Setting up Nemotron-3-Nano-30B-A3B on dual RTX3090s was anything but straightforward. What should have been a simple model deployment became a week-long debugging session that revealed critical differences between inference frameworks and practical deployment realities.
The Initial Plan
Target Configuration
- Model: Nemotron-3-Nano-30B-A3B-Q6_K (31.2GB)
- Hardware: 2x RTX 3090 (48GB total VRAM)
- Framework: Initially tried vLLM, ended up with llama.cpp
- Context: 65K tokens
- Goal: OpenAI-compatible API for OpenCode integration
The Discovery Process
Finding Existing Infrastructure
Lucky Discoveries
On first login to the system, I found existing infrastructure:
/home/tomwest/llama.cpp/build/bin/- Already compiled and ready- ~32GB of model blob in HuggingFace cache
- vLLM server from previous attempt running on port 8001
The Roadblocks: Problem by Problem
Problem #1: Framework Incompatibility
The Issue
vLLM refused to load the GGUF format model with cryptic error messages.
Root Cause
- vLLM: Supports Safetensors, older GGML format
- llama.cpp: Native GGUF support (optimized format)

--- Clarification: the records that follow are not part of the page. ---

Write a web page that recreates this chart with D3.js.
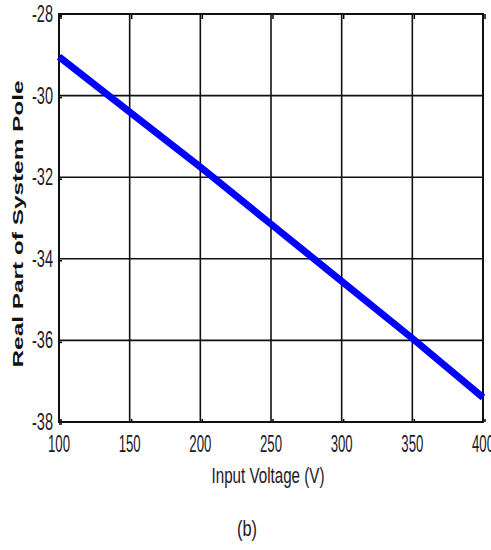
<!DOCTYPE html>
<html>
<head>
<meta charset="utf-8">
<script src="https://cdn.jsdelivr.net/npm/d3@7"></script>
<style>
    body { margin: 0; background: #fff; }
    svg { display: block; }
    text { font-family: "Liberation Sans", Arial, sans-serif; }
</style>
</head>
<body>
<div class="canvas"></div>
<script>
// input voltage (V) and real part of system pole
const voltage = [100, 150, 200, 250, 300, 350, 400];
const realPart = [-29.05, -30.4, -31.75, -33.15, -34.55, -35.95, -37.4];
const xTicks = [100, 150, 200, 250, 300, 350, 400];
const yTicks = [-28, -30, -32, -34, -36, -38];

const width = 491, height = 550;
const plot = { left: 59, top: 14, right: 483, bottom: 422 };

const svg = d3.select(".canvas")
    .append("svg")
    .attr("width", width)
    .attr("height", height);

const x = d3.scaleLinear().domain([100, 400]).range([plot.left, plot.right]);
const y = d3.scaleLinear().domain([-38, -28]).range([plot.bottom, plot.top]);

// grid
const grid = svg.append("g").attr("class", "grid");
grid.selectAll(".gx")
    .data(xTicks)
    .enter()
    .append("line")
    .attr("x1", d => x(d)).attr("x2", d => x(d))
    .attr("y1", plot.top).attr("y2", plot.bottom)
    .attr("stroke", "#111")
    .attr("stroke-width", 1.6);
grid.selectAll(".gy")
    .data(yTicks)
    .enter()
    .append("line")
    .attr("x1", plot.left).attr("x2", plot.right)
    .attr("y1", d => y(d)).attr("y2", d => y(d))
    .attr("stroke", "#111")
    .attr("stroke-width", 1.6);

// small inner tick marks
const tickLen = 3;
svg.selectAll(".tb")
    .data(xTicks)
    .enter()
    .append("line")
    .attr("x1", d => x(d) + 2).attr("x2", d => x(d) + 2)
    .attr("y1", plot.bottom).attr("y2", plot.bottom - tickLen)
    .attr("stroke", "#000").attr("stroke-width", 1.5);
svg.selectAll(".tt")
    .data(xTicks)
    .enter()
    .append("line")
    .attr("x1", d => x(d) + 2).attr("x2", d => x(d) + 2)
    .attr("y1", plot.top).attr("y2", plot.top + tickLen + 2)
    .attr("stroke", "#000").attr("stroke-width", 1.5);
svg.selectAll(".tl")
    .data(yTicks)
    .enter()
    .append("line")
    .attr("x1", plot.left).attr("x2", plot.left + tickLen)
    .attr("y1", d => y(d) + 2).attr("y2", d => y(d) + 2)
    .attr("stroke", "#000").attr("stroke-width", 1.5);

// frame
svg.append("rect")
    .attr("x", plot.left)
    .attr("y", plot.top)
    .attr("width", plot.right - plot.left)
    .attr("height", plot.bottom - plot.top)
    .attr("fill", "none")
    .attr("stroke", "#111")
    .attr("stroke-width", 2);

// data line
const line = d3.line()
    .x((d, i) => x(voltage[i]))
    .y(d => y(d));

svg.append("path")
    .datum(realPart)
    .attr("d", line)
    .attr("fill", "none")
    .attr("stroke", "#0000ff")
    .attr("stroke-width", 7)
    .attr("stroke-linecap", "butt");

// tick labels (tall narrow look)
svg.selectAll(".xl")
    .data(xTicks)
    .enter()
    .append("text")
    .attr("x", d => x(d))
    .attr("y", 452)
    .attr("text-anchor", "middle")
    .attr("font-size", "24px")
    .attr("textLength", 22)
    .attr("lengthAdjust", "spacingAndGlyphs")
    .attr("fill", "#1a1a2a")
    .text(d => d);

svg.selectAll(".yl")
    .data(yTicks)
    .enter()
    .append("text")
    .attr("x", 53)
    .attr("y", d => y(d) + 8)
    .attr("text-anchor", "end")
    .attr("font-size", "24px")
    .attr("textLength", 21)
    .attr("lengthAdjust", "spacingAndGlyphs")
    .attr("fill", "#1a1a2a")
    .text(d => d);

// axis titles
svg.append("text")
    .attr("x", 268)
    .attr("y", 483)
    .attr("text-anchor", "middle")
    .attr("font-size", "22px")
    .attr("textLength", 113)
    .attr("lengthAdjust", "spacingAndGlyphs")
    .attr("fill", "#1a1a2a")
    .text("Input Voltage (V)");

svg.append("text")
    .attr("transform", "translate(23," + 224 + ") rotate(-90)")
    .attr("text-anchor", "middle")
    .attr("font-size", "14px")
    .attr("font-weight", "bold")
    .attr("textLength", 287)
    .attr("lengthAdjust", "spacingAndGlyphs")
    .attr("fill", "#111")
    .text("Real Part of System Pole");

svg.append("text")
    .attr("x", 247)
    .attr("y", 536)
    .attr("text-anchor", "middle")
    .attr("font-size", "22px")
    .attr("textLength", 20)
    .attr("lengthAdjust", "spacingAndGlyphs")
    .attr("fill", "#1a1a2a")
    .text("(b)");
</script>
</body>
</html>
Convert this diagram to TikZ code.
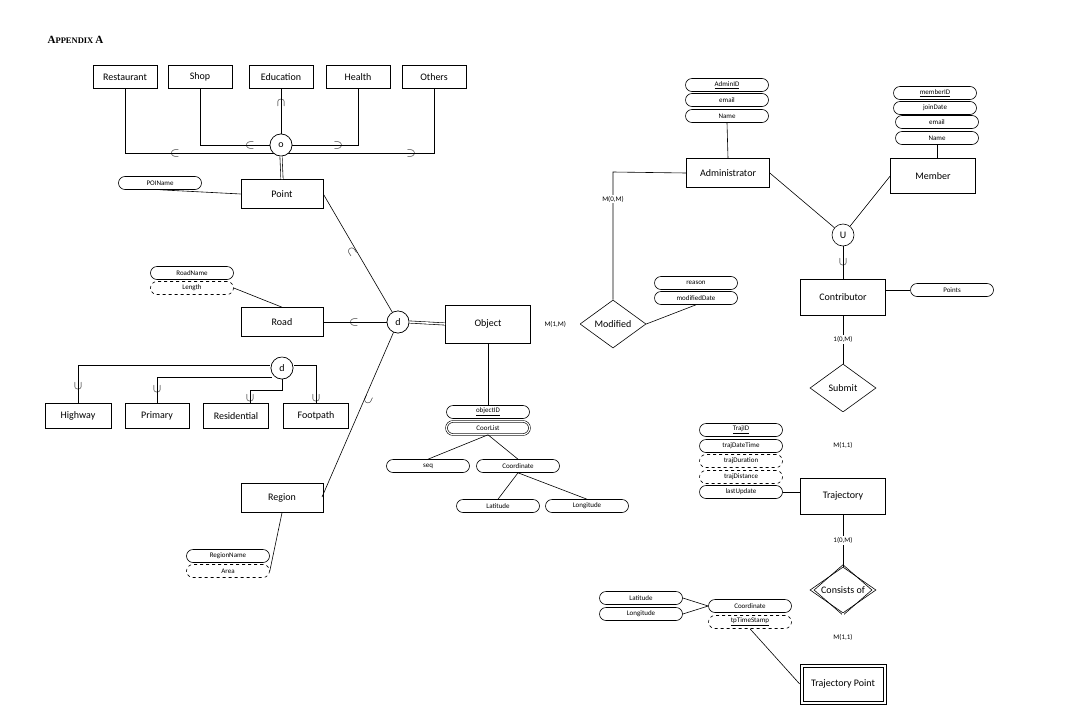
\documentclass[tikz,border=0pt]{standalone}
\usepackage{fontspec}
\setmainfont{Carlito}
\newfontfamily\serifbf{Liberation Serif}
\usetikzlibrary{shapes.geometric}
\begin{document}
\begin{tikzpicture}[x=1pt,y=-1pt,line width=0.6pt,
 ent/.style={draw,minimum width=82pt,minimum height=29pt,inner sep=0pt,font=\fontsize{10}{11}\selectfont},
 att/.style={draw,rounded corners=6.5pt,minimum width=83pt,minimum height=13pt,inner sep=0pt,font=\fontsize{7}{8}\selectfont},
 datt/.style={att,dashed},
 rel/.style={draw,diamond,minimum width=66pt,minimum height=48pt,inner sep=0pt,font=\fontsize{10}{11}\selectfont},
 circ/.style={draw,circle,minimum size=22pt,inner sep=0pt,fill=white,font=\fontsize{10}{11}\selectfont},
 dbl/.style={double,double distance=1.6pt},
 lab/.style={fill=white,inner sep=1pt,font=\fontsize{7}{8}\selectfont},
 sym/.style={inner sep=0pt,font=\fontsize{12}{12}\selectfont}]
\useasboundingbox (0,0) rectangle (1074,707);
\node[anchor=west,font=\serifbf\bfseries\fontsize{11}{12}\selectfont] (title) at (44,40) {A\fontsize{8.5}{10}\selectfont PPENDIX \fontsize{11}{12}\selectfont A};
% POI
\node[ent,minimum width=64pt,minimum height=23pt] (rest) at (125,77) {Restaurant};
\node[ent,minimum width=64pt,minimum height=23pt] (shop) at (200,77) {Shop};
\node[ent,minimum width=64pt,minimum height=23pt] (edu) at (281,77) {Education};
\node[ent,minimum width=64pt,minimum height=23pt] (heal) at (358,77) {Health};
\node[ent,minimum width=64pt,minimum height=23pt] (oth) at (434,77) {Others};
\node[circ] (o) at (281,145) {o};
\node[ent] (point) at (282,194) {Point};
\coordinate (c1) at (125,153); \coordinate (c2) at (434,153);
\draw (rest.south) -- (c1) -- (c2) -- (oth.south);
\draw (shop.south) |- (o.west);
\draw (heal.south) |- (o.east);
\draw (edu.south) -- (o.north);
\node[circ] (o2) at (281,145) {o};
\draw[dbl] (o2.south) -- (point.north);
\node[sym] (s1) at (175,153) {$\subset$};
\node[sym] (s2) at (250,145) {$\subset$};
\node[sym] (s3) at (338,145) {$\supset$};
\node[sym] (s4) at (411,153) {$\supset$};
\node[sym] (s5) at (281,103) {$\cap$};
\node[att] (poi) at (160,183) {POIName};
\draw (poi.south) -- (point.west);
% Road
\node[ent] (road) at (282,322) {Road};
\node[att] (rname) at (192,273) {RoadName};
\node[datt] (rlen) at (192,288) {Length};
\draw (rlen.east) -- (road.north);
\node[circ] (d) at (398,322) {d};
\draw (point.east) -- (d);
\draw (road.east) -- (d.west);
\node[sym,rotate=-57] (s6) at (352,252) {$\subset$};
\node[sym] (s7) at (354,322) {$\subset$};
% road subtypes
\node[circ] (d2) at (282,368) {d};
\draw[dbl] (road.south) -- (d2.north);
\node[ent,minimum width=66pt,minimum height=25pt] (hw) at (78,416) {Highway};
\node[ent,minimum width=64pt,minimum height=25pt] (pr) at (157,416) {Primary};
\node[ent,minimum width=65pt,minimum height=25pt] (res) at (236,416) {Residential};
\node[ent,minimum width=65pt,minimum height=25pt] (fp) at (316,416) {Footpath};
\coordinate (h1) at (78,365); \coordinate (p1) at (157,377); \coordinate (r1) at (282,390); \coordinate (r2) at (250,390); \coordinate (f1) at (316,365);
\coordinate (h0) at (270,365); \coordinate (p0) at (272,377); \coordinate (f0) at (294,365);
\draw (h0) -- (h1) -- (hw.north);
\draw (p0) -- (p1) -- (pr.north);
\draw (d2.south) -- (r1) -- (r2) -- (r2 |- res.north);
\draw (f0) -- (f1) -- (fp.north);
\node[circ] (d2b) at (282,368) {d};
\node[sym] (u1) at (78,386) {$\cup$};
\node[sym] (u2) at (157,389) {$\cup$};
\node[sym] (u3) at (250,398) {$\cup$};
\node[sym] (u4) at (316,398) {$\cup$};
% Region
\node[ent] (region) at (282,498) {Region};
\coordinate (rg) at (322,497);
\draw (rg) -- (d);
\node[sym,rotate=65] (s8) at (368,400) {$\subset$};
\node[att] (rgn) at (228,556) {RegionName};
\node[datt] (area) at (228,571) {Area};
\draw (area.east) -- (region.south);
\node[circ] (db) at (398,322) {d};
% Object
\node[ent,minimum width=85pt,minimum height=38pt] (obj) at (488,324) {Object};
\draw[dbl] (db.east) -- (obj.west);
\node[rel] (mod) at (613,324) {Modified};
\draw[dbl] (obj.east) -- (mod.west);
\path (obj.east) -- node[lab] (l1) {M(1,M)} (mod.west);
\node[att] (reason) at (696,283) {reason};
\node[att] (mdate) at (696,298) {modifiedDate};
\draw (mdate.south) -- (mod.east);
\node[att] (oid) at (488,412) {\underline{objectID}};
\node[att,double,double distance=1.2pt] (cl) at (488,428) {CoorList};
\draw (obj.south) -- (oid.north);
\node[att] (seq) at (428,466) {seq};
\node[att] (coord) at (518,466) {Coordinate};
\node[att] (lat) at (498,506) {Latitude};
\node[att] (lon) at (587,506) {Longitude};
\draw (cl.south) -- (seq.north);
\draw (cl.south) -- (coord.north);
\draw (coord.south) -- (lat.north);
\draw (coord.south) -- (lon.north);
% Admin
\node[ent,minimum width=83pt] (admin) at (728,173) {Administrator};
\node[att] (aid) at (727,85) {\underline{AdminID}};
\node[att] (aem) at (727,100) {email};
\node[att] (anm) at (727,116) {Name};
\draw (anm.south) -- (admin.north);
\coordinate (mc) at (613,172);
\draw (mod.north) -- (mc) -- (admin.west);
\node[lab] (l2) at (613,199) {M(0,M)};
\node[ent,minimum width=85pt,minimum height=35pt] (mem) at (933,176) {Member};
\node[att] (mid) at (935,93) {\underline{memberID}};
\node[att] (mjd) at (935,108) {joinDate};
\node[att] (mem2) at (937,122) {email};
\node[att] (mnm) at (937,138) {Name};
\draw (mnm.south) -- (mnm.south |- mem.north);
\node[circ] (u) at (843,235) {U};
\draw (admin.east) -- (u);
\draw (mem.west) -- (u);
\node[ent,minimum width=85pt,minimum height=36pt] (contr) at (843,297) {Contributor};
\draw (u.south) -- (contr.north);
\node[sym] (u5) at (843,262) {$\cup$};
\node[att] (pts) at (952,290) {Points};
\draw (contr.east |- pts.west) -- (pts.west);
\node[rel] (sub) at (843,388) {Submit};
\draw (contr.south) -- node[lab] (l3) {1(0,M)} (sub.north);
\node[ent,minimum width=85pt,minimum height=36pt] (traj) at (843,496) {Trajectory};
\draw[dbl] (sub.south) -- (traj.north);
\node[lab] (l4) at (843,445) {M(1,1)};
\node[att] (tid) at (741,430) {\underline{TrajID}};
\node[att] (tdt) at (741,446) {trajDateTime};
\node[datt] (tdu) at (741,461) {trajDuration};
\node[datt] (tdi) at (741,477) {trajDistance};
\node[att] (tlu) at (741,492) {lastUpdate};
\draw (tlu.east) -- (tlu.east -| traj.west);
\node[rel,minimum width=66pt,minimum height=46pt] (cons) at (843,590) {};
\node[rel,minimum width=58pt,minimum height=40pt] (consin) at (843,590) {Consists of};
\draw (traj.south) -- node[lab] (l5) {1(0,M)} (cons.north);
\node[ent,minimum width=86pt,minimum height=40pt] (tp) at (843,684) {};
\node[ent,minimum width=80pt,minimum height=34pt] (tpin) at (843,684) {Trajectory Point};
\draw[dbl] (cons.south) -- (tp.north);
\node[lab] (l6) at (843,637) {M(1,1)};
\node[att] (tpc) at (750,606) {Coordinate};
\node[datt] (tpts) at (750,622) {\underline{tpTimeStamp}};
\node[att] (tpla) at (641,598) {Latitude};
\node[att] (tplo) at (641,614) {Longitude};
\draw (tpla.east) -- (tpc.west);
\draw (tplo.east) -- (tpc.west);
\draw (tpts.south) -- (tp.west);
\end{tikzpicture}
\end{document}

- Reality: Model format determines inference backend choice
Problem #2: Memory Management
The Issue
Model loading failed with out-of-memory despite having exactly 48GB VRAM available.
The Missing Piece
KV cache requires additional memory beyond the model weights. The formula:
- Model: 31GB
- KV cache: 8GB for 32K context
- Overhead: 2GB
- Total: 41GB+
Problem #3: Health Check Confusion
The Issue
Server health check passes but inference requests fail.
The Learning
HTTP health endpoint returns 200 before model loads completely. The API says "ok" but inference fails until background loading completes.
Real Health Check
Wait for this message in logs: "llm_load_tensors: loaded all 32 layers in 15.73 seconds" Then test with actual inference.
The Solution
Final Configuration That Works
./llama-server \ --model /path/to/nemotron-30b-a3b-q6_k.gguf \ --n-gpu-layers 99 \ --threads 32 \ --ctx-size 65535 \ --port 8000
Key Parameters
| Parameter | Value | Reason |
|---|---|---|
| --n-gpu-layers | 99 | Max GPU offload |
| --threads | 32 | Threadripper cores |
| --ctx-size | 65535 | Max context |
| --port | 8000 | Consistent API port |
Lessons Learned
Framework Matters
GGUF format is llama.cpp native. Don't fight the framework - work with its strengths.
Memory Math
Always account for KV cache. Model size ≠ total memory needed.
Health Check Reality
Test actual inference, not just HTTP endpoints. Model loading happens asynchronously.
Patience Required
First-time setup takes time. Debug systematically and document solutions.
Performance Results
Achieved Metrics
| Metric | Value |
|---|---|
| Tokens/Second | 64.82 |
| Context Size | 65K tokens |
| VRAM Usage | ~45GB / 48GB |
| Load Time | ~16 seconds |
What Works
The setup works reliably for interactive use with 65K context. Response times are fast enough for real-time interaction.
Remaining Limitations
- Single request at a time (no batching)
- VRAM at 93% utilization
- No room for more layers
Next Steps
Potential Improvements
- Explore quantization trade-offs (Q5 vs Q6)
- Test longer context stability
- Multi-GPU load distribution
What to Avoid
- Don't use wrong format for framework
- Don't skip KV cache math
- Don't trust health alone